This puts the Andean nation in the bottom half of those studied in the Economic Freedom of the World report and represents its worst standing dating back decades. This is a fall from 2015, when Colombia ranked 103rd overall, and a substantial drop from its ranking of 84th in 2010. Among the data listed in this year’s report, Colombia’s best data year came in 1990, when it placed 69th.
Despite the poor performance compared to past results, Colombia remains above regional peers Bolivia (123rd), Ecuador (127th), Brazil (144th), Argentina (160th), and Venezuela (162nd). On the other hand, Colombia still has a long way to go to catch up with Chile (15th), Peru (44th), Uruguay (65th), and Mexico (82nd).
The top 10 nations came in as follows: Hong Kong, Singapore, New Zealand, Switzerland, Ireland, the United States, Georgia, Mauritius, the United Kingdom, and Australia and Canada (which were tied for 10th).

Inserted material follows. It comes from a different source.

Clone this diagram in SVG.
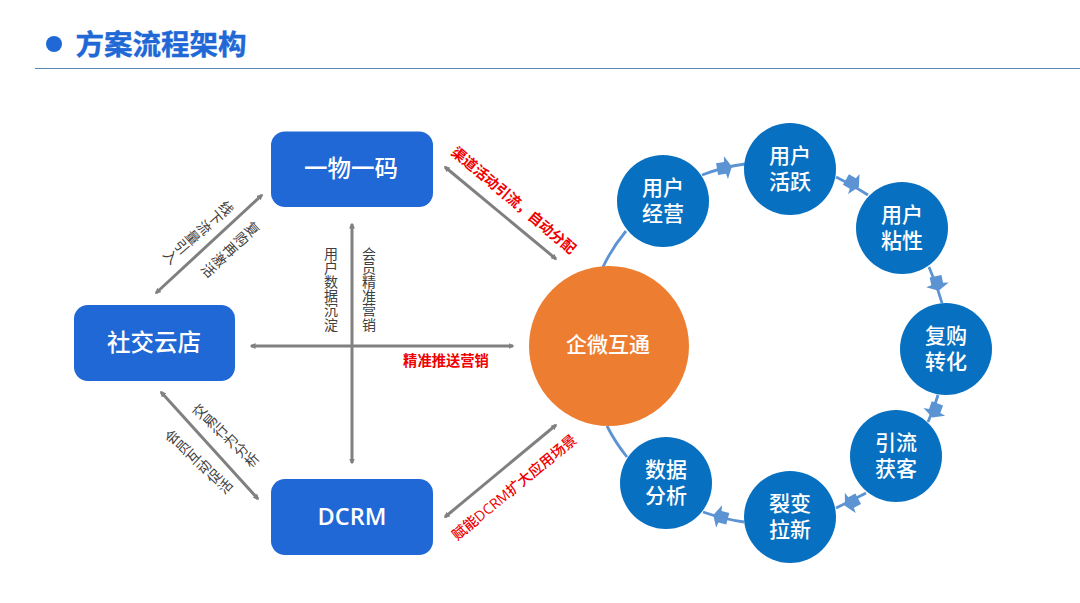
<svg xmlns="http://www.w3.org/2000/svg" width="1080" height="603" viewBox="0 0 1080 603">
<defs>
<marker id="tip" viewBox="0 0 4 4" refX="3" refY="2" markerWidth="2" markerHeight="2" orient="auto-start-reverse"><path d="M0,0L4,2L0,4Z" fill="#808080"/></marker>
<path id="barb" d="M-7,-6L1,-6L2,-11.500L8,0L2,11.500L1,6L-7,6Z" fill="#5b93d3"/>
</defs>
<style>
text{font-family:"Open Sans","Noto Sans CJK SC","Liberation Sans",sans-serif;text-anchor:middle;dominant-baseline:central}
.box{fill:#2068d6}
.step{fill:#0870c0}
.w{fill:#fff;font-weight:500}
.big{font-size:23.500px}
.c{font-size:21px}
.g{fill:#404040;font-size:14px}
.r{fill:#f00000;font-size:14.300px}
.b{font-weight:700}
.gl{stroke:#808080;stroke-width:3;fill:none;marker-start:url(#tip);marker-end:url(#tip)}
.arc{stroke:#5b93d3;stroke-width:2.800;fill:none}
</style>
<rect width="1080" height="603" fill="#fff"/>
<g id="title">
<circle cx="54" cy="44" r="8" fill="#2068d6"/>
<text x="161" y="43.500" font-size="28.500" font-weight="700" fill="#2068d6" stroke="#2068d6" stroke-width="0.400">方案流程架构</text>
<line x1="35" y1="68.500" x2="1080" y2="68.500" stroke="#5b86ad" stroke-width="1"/>
</g>
<g id="connectors">
<line class="gl" x1="262" y1="195" x2="156" y2="293"/>
<line class="gl" x1="445" y1="167" x2="556" y2="259"/>
<line class="gl" x1="352" y1="224" x2="352" y2="463"/>
<line class="gl" x1="251" y1="346" x2="513" y2="346"/>
<line class="gl" x1="161" y1="392" x2="258" y2="499"/>
<line class="gl" x1="445" y1="517" x2="556" y2="425"/>
<path class="arc" d="M603,267Q612,248 626,231"/>
<path class="arc" d="M702,175Q723,167 745,164"/>
<path class="arc" d="M836,177Q853,185 868,195"/>
<path class="arc" d="M929,267Q937,285 942,303"/>
<path class="arc" d="M938,395Q934,409 928,422"/>
<path class="arc" d="M866,493Q851,501 836,508"/>
<path class="arc" d="M744,522Q723,519 703,512"/>
<path class="arc" d="M627,457Q615,442 607,426"/>
<use href="#barb" transform="translate(724,168) rotate(-10)"/>
<use href="#barb" transform="translate(852,183) rotate(30)"/>
<use href="#barb" transform="translate(937,283) rotate(78)"/>
<use href="#barb" transform="translate(935,410) rotate(110)"/>
<use href="#barb" transform="translate(852,502) rotate(152)"/>
<use href="#barb" transform="translate(721,517) rotate(195)"/>
</g>
<g id="labels">
<text class="g" transform="translate(199,232) rotate(49)" y="-36.750"><tspan x="0">线</tspan><tspan x="0" dy="14.700">下</tspan><tspan x="0" dy="14.700">流</tspan><tspan x="0" dy="14.700">量</tspan><tspan x="0" dy="14.700">引</tspan><tspan x="0" dy="14.700">入</tspan></text>
<text class="g" transform="translate(231,249) rotate(47)" y="-30"><tspan x="0">复</tspan><tspan x="0" dy="15">购</tspan><tspan x="0" dy="15">再</tspan><tspan x="0" dy="15">激</tspan><tspan x="0" dy="15">活</tspan></text>
<text class="g" transform="translate(331,288)" y="-35.500"><tspan x="0">用</tspan><tspan x="0" dy="14.200">户</tspan><tspan x="0" dy="14.200">数</tspan><tspan x="0" dy="14.200">据</tspan><tspan x="0" dy="14.200">沉</tspan><tspan x="0" dy="14.200">淀</tspan></text>
<text class="g" transform="translate(369,288)" y="-35.500"><tspan x="0">会</tspan><tspan x="0" dy="14.200">员</tspan><tspan x="0" dy="14.200">精</tspan><tspan x="0" dy="14.200">准</tspan><tspan x="0" dy="14.200">营</tspan><tspan x="0" dy="14.200">销</tspan></text>
<text class="g" transform="translate(225,435) rotate(-47)" y="-35.750"><tspan x="0">交</tspan><tspan x="0" dy="14.300">易</tspan><tspan x="0" dy="14.300">行</tspan><tspan x="0" dy="14.300">为</tspan><tspan x="0" dy="14.300">分</tspan><tspan x="0" dy="14.300">析</tspan></text>
<text class="g" transform="translate(198,461) rotate(-47)" y="-36.250"><tspan x="0">会</tspan><tspan x="0" dy="14.500">员</tspan><tspan x="0" dy="14.500">互</tspan><tspan x="0" dy="14.500">动</tspan><tspan x="0" dy="14.500">促</tspan><tspan x="0" dy="14.500">活</tspan></text>
<text class="r b" transform="translate(514,200) rotate(40)">渠道活动引流，自动分配</text>
<text class="r b" x="446" y="360">精准推送营销</text>
<text class="r" font-weight="500" transform="translate(514,487) rotate(-39.500)" style="font-size:14.400px">赋能DCRM扩大应用场景</text>
</g>
<g id="node-yiwuyima"><rect class="box" x="271" y="131.500" width="162" height="75.500" rx="14"/><text class="w big" x="351" y="168">一物一码</text></g>
<g id="node-shejiao"><rect class="box" x="74" y="305" width="161" height="76" rx="14"/><text class="w big" x="154" y="341.500">社交云店</text></g>
<g id="node-dcrm"><rect class="box" x="271" y="479" width="162" height="76" rx="14"/><text class="w big" x="352" y="516" style="font-weight:600">DCRM</text></g>
<g id="node-qiwei"><circle cx="609" cy="346" r="80" fill="#ed7d31"/><text class="w c" x="608" y="344">企微互通</text></g>
<g id="node-jingying"><circle class="step" cx="663" cy="201" r="46"/><text class="w c" y="186.500"><tspan x="663">用户</tspan><tspan x="663" dy="26">经营</tspan></text></g>
<g id="node-huoyue"><circle class="step" cx="790" cy="169" r="46"/><text class="w c" y="154.500"><tspan x="790">用户</tspan><tspan x="790" dy="26">活跃</tspan></text></g>
<g id="node-nianxing"><circle class="step" cx="902" cy="228" r="46"/><text class="w c" y="213.500"><tspan x="902">用户</tspan><tspan x="902" dy="26">粘性</tspan></text></g>
<g id="node-fugou"><circle class="step" cx="946" cy="349" r="46"/><text class="w c" y="334.500"><tspan x="946">复购</tspan><tspan x="946" dy="26">转化</tspan></text></g>
<g id="node-yinliu"><circle class="step" cx="896" cy="456" r="46"/><text class="w c" y="441.500"><tspan x="896">引流</tspan><tspan x="896" dy="26">获客</tspan></text></g>
<g id="node-liebian"><circle class="step" cx="790" cy="517" r="46"/><text class="w c" y="502.500"><tspan x="790">裂变</tspan><tspan x="790" dy="26">拉新</tspan></text></g>
<g id="node-shuju"><circle class="step" cx="666" cy="483" r="46"/><text class="w c" y="468.500"><tspan x="666">数据</tspan><tspan x="666" dy="26">分析</tspan></text></g>
</svg>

The study, which is based upon 2016 data and includes 162 different countries, knocks Colombia especially for its legal system and property rights, which rate 131st in the world. By contrast, it fares better when it comes to size of government (64th), business regulations (77th), credit market regulations (71st), and overall regulations (84th).
On the two other main categories, “sound money” and “freedom to trade internationally,” Colombia ranks 105th and 103rd, respectively.
The annual Economic Freedom of the World (EFW) report is based upon a concept of “economic freedom” that is largely grounded in the “concept of self ownership,” write the authors.
“The cornerstones of economic freedom,” they continue, “are personal choice, voluntary exchange, open markets, and clearly defined and enforced property rights…Economically free individuals will be permitted to decide for themselves rather than having options imposed on them by the political process or the use of violence, theft, or fraud by others.The EFW index is designed to measure the degree to which the institutions and policies of countries are consistent with economic freedom.
The Economic Freedom of the World authors have worked over the years to increase the data tracked in the study. Last year, for example, they for the first time incorporated insight about the differing treatment of men and women under the law.
The listed authors of the 2018 EFW study are: James Gwartney of the Stavros Center for the Advancement of Free Enterprise and Economic Education, Robert A. Lawson, of the Cox School of Business, Southern Methodist University, Joshua C. Hall of West Virginia University, Ryan Murphy of the SMU Cox School of Business, Pál Czeglédi of the University of Debrecen, Rosemarie Fike of Texas Christian University, Fred McMahon of the fellowship of the Dr. Michael A. Walker Chair in Economic Freedom, and Carlos Newland of ESEADE University and Torcuato Di Tella University.